Hundreds of LAUSD seniors can’t take exit exam to graduate
Craig Clough | July 7, 2015
The state’s decision to suspend the July California High School Exit Exam (CASHEE) while the state Legislature debates its future has put the district students in limbo until they are either able to take the test, or the state does away with it.
As it stands, Senate Bill 172, which would suspend the test for three years while an advisory group of experts studies its usefulness, has passed the California Senate and is being considered by the Assembly. Critics of the test have argued it is outdated and no longer in alignment with the new Common Core standards. But until the bill is either signed by Governor Jerry Brown or fails, the students are caught in between.
LA Unified isn’t exactly sure how many of its students are in limbo, but estimates it to be 400, based on how many students took the July exam last year, according to Gayle Pollard-Terry, a spokeswoman for the district.
Students have a total of eight opportunities during their sophomore, junior and senior years to pass the test, which is actually two tests measuring math and English skills. Passing both parts of the test has been required for high school graduation since 2006. Seniors who have not passed the test are able to take it in July.
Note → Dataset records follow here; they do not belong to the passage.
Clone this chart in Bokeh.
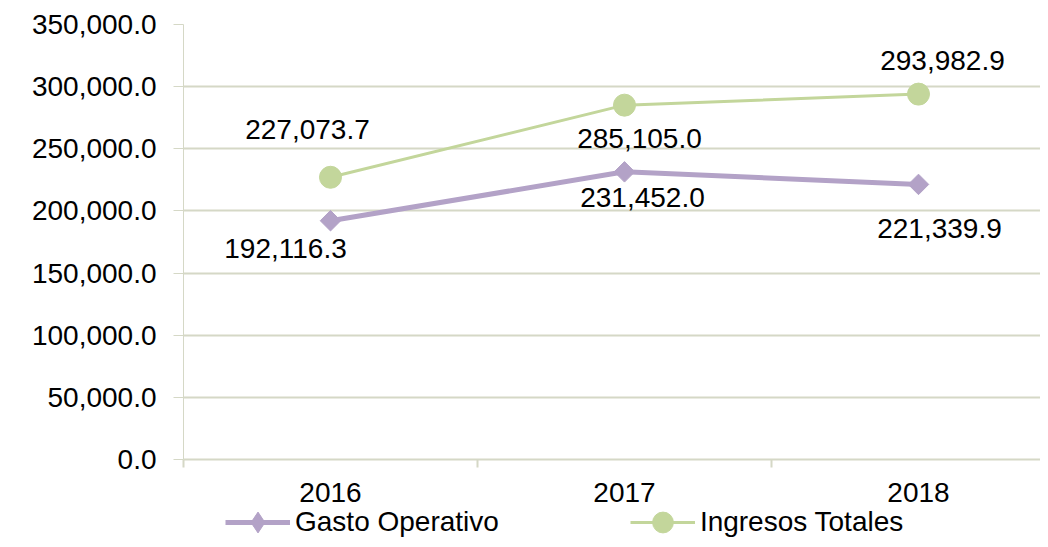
import math
from bokeh.plotting import figure
from bokeh.layouts import column
from bokeh.models import ColumnDataSource, Range1d, FixedTicker, NumeralTickFormatter, Legend, LegendItem
from bokeh.core.properties import value
from bokeh.embed import file_html
from bokeh.resources import INLINE

years = ["2016", "2017", "2018"]
gasto = [192116.3, 231452.0, 221339.9]
ingresos = [227073.7, 285105.0, 293982.9]
y_ticks = [0, 50000, 100000, 150000, 200000, 250000, 300000, 350000]
series_names = ["Gasto Operativo", "Ingresos Totales"]

xpos = list(range(len(years)))
FONT = "Liberation Sans"
FS = "28px"
GRID = "#D5D8C6"
PURPLE = "#B3A2C7"
GREEN = "#C3D69B"

def fmt(v):
    return f"{v:,.1f}"

src_g = ColumnDataSource(dict(x=xpos, y=gasto, lab=[fmt(v) for v in gasto],
                              dx=[-45, 18, 21], dy=[28, 26, 44]))
src_i = ColumnDataSource(dict(x=xpos, y=ingresos, lab=[fmt(v) for v in ingresos],
                              dx=[-23, 15, 24], dy=[-48, 33, -34]))

W = 1040
H_MAIN = 506
H_LEG = 33

p = figure(width=W, height=H_MAIN, output_backend="svg", toolbar_location=None,
           x_range=Range1d(-0.5, 2.415), y_range=Range1d(0, 350000),
           min_border_left=183, min_border_right=0, min_border_top=24, min_border_bottom=47)
p.outline_line_color = None
p.background_fill_color = "white"
p.border_fill_color = "white"

# axes
p.yaxis.ticker = FixedTicker(ticks=y_ticks)
p.yaxis.formatter = NumeralTickFormatter(format="0,0.0")
p.yaxis.axis_line_color = GRID
p.yaxis.major_tick_line_color = GRID
p.yaxis.major_tick_out = 10
p.yaxis.major_tick_in = 0
p.yaxis.minor_tick_line_color = None
p.yaxis.major_label_standoff = 17
p.yaxis.major_label_text_font = FONT
p.yaxis.major_label_text_font_size = FS
p.yaxis.major_label_text_color = "black"

p.xaxis.ticker = FixedTicker(ticks=xpos, minor_ticks=[-0.5, 0.5, 1.5])
p.xaxis.major_label_overrides = {i: y for i, y in zip(xpos, years)}
p.xaxis.axis_line_color = GRID
p.xaxis.axis_line_width = 2
p.xaxis.major_tick_line_color = None
p.xaxis.major_tick_out = 0
p.xaxis.major_tick_in = 0
p.xaxis.minor_tick_line_color = GRID
p.xaxis.minor_tick_line_width = 2
p.xaxis.minor_tick_out = 8
p.xaxis.minor_tick_in = 0
p.xaxis.major_label_standoff = 15
p.xaxis.major_label_text_font = FONT
p.xaxis.major_label_text_font_size = FS
p.xaxis.major_label_text_color = "black"

p.xgrid.grid_line_color = None
p.ygrid.ticker = FixedTicker(ticks=y_ticks)
p.ygrid.grid_line_color = GRID
p.ygrid.grid_line_width = 2

# series
p.line("x", "y", source=src_g, line_color=PURPLE, line_width=5)
p.scatter("x", "y", source=src_g, marker="square", angle=math.pi / 4, size=14.5,
          fill_color=PURPLE, line_color=PURPLE)
p.line("x", "y", source=src_i, line_color=GREEN, line_width=3)
p.scatter("x", "y", source=src_i, marker="circle", size=22, fill_color=GREEN, line_color=GREEN)

for s in (src_g, src_i):
    p.text("x", "y", text="lab", source=s, x_offset="dx", y_offset="dy",
           text_align="center", text_baseline="middle",
           text_font=value(FONT), text_font_size=FS, text_color="black")

# legend strip (separate figure so it is not clipped by the plot frame);
# its renderers carry the series but lie outside its view, only the legend shows
pl = figure(width=W, height=H_LEG, output_backend="svg", toolbar_location=None,
            x_range=Range1d(-10, -9), y_range=Range1d(-10, -9),
            x_axis_type=None, y_axis_type=None,
            min_border_left=0, min_border_right=0, min_border_top=0, min_border_bottom=0)
pl.outline_line_color = None
pl.grid.visible = False
kg1 = pl.line("x", "y", source=src_g, line_color=PURPLE, line_width=5)
kg2 = pl.scatter("x", "y", source=src_g, marker="diamond", size=20, fill_color=PURPLE, line_color=PURPLE)
ki1 = pl.line("x", "y", source=src_i, line_color=GREEN, line_width=3)
ki2 = pl.scatter("x", "y", source=src_i, marker="circle", size=20, fill_color=GREEN, line_color=GREEN)

legend = Legend(items=[LegendItem(label=series_names[0], renderers=[kg1, kg2]),
                       LegendItem(label=series_names[1], renderers=[ki1, ki2])],
                location=(42, -9), orientation="horizontal",
                glyph_width=65, glyph_height=52, label_standoff=5, label_height=20,
                label_text_font=FONT, label_text_font_size=FS, label_text_color="black",
                label_text_baseline="middle",
                padding=0, margin=0, spacing=131,
                background_fill_alpha=0, border_line_color=None)
pl.add_layout(legend, "center")

layout = column(p, pl, spacing=0)
open("out.html", "w").write(file_html(layout, INLINE))
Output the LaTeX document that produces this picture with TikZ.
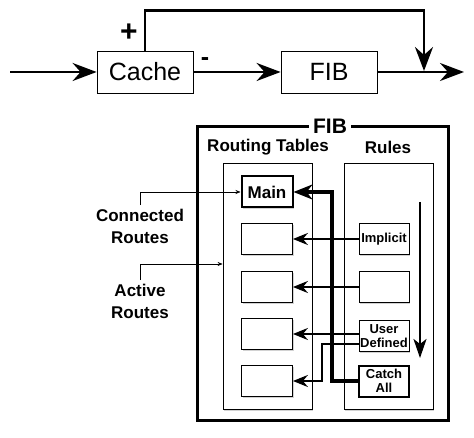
\documentclass[tikz,border=0pt]{standalone}
\usepackage{fontspec}
\setmainfont{Liberation Sans}
\usetikzlibrary{positioning}
\usetikzlibrary{arrows.meta}
\usetikzlibrary{shadows}

\tikzset{
  boxshadow/.style={drop shadow={shadow xshift=1pt, shadow yshift=-1.5pt, opacity=.35}},
  blockbox/.style={draw, fill=white, line width=0.8pt, boxshadow, minimum width=96pt, minimum height=42pt, font=\fontsize{25}{28}\selectfont},
  tablebox/.style={draw, fill=white, line width=0.8pt, boxshadow, minimum width=51pt, minimum height=31pt, inner sep=1pt, font=\bfseries\fontsize{17}{19}\selectfont},
  rulebox/.style={draw, fill=white, line width=0.8pt, boxshadow, minimum width=50pt, minimum height=31pt, inner sep=1pt, align=center, font=\bfseries\fontsize{13}{14.5}\selectfont},
  holder/.style={draw, fill=white, line width=0.8pt, boxshadow, minimum width=89pt, minimum height=246pt},
  flow/.style={line width=2.8pt, -{Stealth[length=24pt, width=18pt, inset=8pt]}},
  route/.style={line width=1.8pt, -{Stealth[length=15pt, width=12pt, inset=5pt]}},
  note/.style={line width=0.6pt, -{Stealth[length=5pt, width=4pt]}},
  label/.style={align=center, font=\bfseries\fontsize{17}{22}\selectfont}
}

\begin{document}
\begin{tikzpicture}[x=1pt, y=-1pt]
\useasboundingbox (0,0) rectangle (474,438);

% feedback loop
\node[blockbox] (cache) at (145,72) {Cache};
\node[blockbox] (fib) at (329,72) {FIB};
\coordinate (in) at (10,72);
\coordinate (out) at (464,72);
\coordinate (join) at (424,71);
\draw [flow] (in) -- (cache);
\draw [flow] (cache) -- (fib);
\draw [flow] (fib) -- (out);
\draw [flow] (cache.north) -- ++(0,-40) -| (join);
\node[font=\bfseries\fontsize{30}{32}\selectfont] (plus) at (129,33) {+};
\node[font=\bfseries\fontsize{25}{28}\selectfont] (minus) at (205,62) {-};

% FIB contents
\node[draw, fill=white, line width=3pt, boxshadow, minimum width=251pt, minimum height=293pt] (fibbox) at (322.5,273.5) {};
\node[fill=white, inner sep=4pt, font=\bfseries\fontsize{21}{24}\selectfont] (fibtitle) at (330,126) {FIB};
\node[label] (tabtitle) at (268,147) {Routing Tables};
\node[label] (ruletitle) at (388,147) {Rules};
\node[holder] (tables) at (267.5,286) {};
\node[holder] (rules) at (388.5,286) {};

\node[tablebox, line width=2pt] (main) at (267,192) {Main};
\node[tablebox] (tab2) at (267,239) {};
\node[tablebox] (tab3) at (267,287) {};
\node[tablebox] (tab4) at (267,334) {};
\node[tablebox] (tab5) at (267,381) {};

\node[rulebox] (implicit) at (384,239) {Implicit};
\node[rulebox] (rule2) at (384,287) {};
\node[rulebox] (user) at (384,336) {User\\Defined};
\node[rulebox, line width=2pt] (catch) at (384,381) {Catch\\All};

\draw [route] (implicit) -- (tab2);
\draw [route] (rule2) -- (tab3);
\draw [route] (user.west |- tab4.east) -- (tab4.east);
\draw [route] ([yshift=-8pt]user.west) -- ++(-37,0) |- (tab5.east);
\draw [line width=3.2pt, -{Stealth[length=19pt, width=15pt, inset=6pt]}] (catch.west) -- ++(-26,0) |- (main.east);

\coordinate (ordertop) at (420,202);
\coordinate (orderend) at (420,358);
\draw [line width=2.2pt, -{Stealth[length=19pt, width=13pt, inset=5pt]}] (ordertop) -- (orderend);

% side notes
\node[label] (connected) at (140,226) {Connected\\Routes};
\node[label] (active) at (140,301) {Active\\Routes};
\draw [note] (connected.north) |- (main.west);
\draw [note] (active.north) |- ([yshift=22pt]tables.west);
\end{tikzpicture}
\end{document}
“Most of the students do pass both parts of CAHSEE by the time they end their 12th grade school year. Those that do not pass are given the opportunity to come in July,” Pollard-Terry said in an email.
Last year, 68 percent of LA Unified sophomores, 80 percent of juniors, and 87 percent of seniors passed the test.
Assemblyman Jose Medina, a Riverside Republican, said an amendment will be added to the bill, enabling last year’s seniors who haven’t passed to get their diplomas when the bill becomes law, as long as they meet all other graduation requirements, according to the Press Enterprise.
Students who had met all other graduation requirements except the CASHEE were unable to participate in graduation ceremonies.
“Per district policies, students who did not meet graduation requirements were not permitted to participate in the graduation ceremonies,” Pollard-Terry said.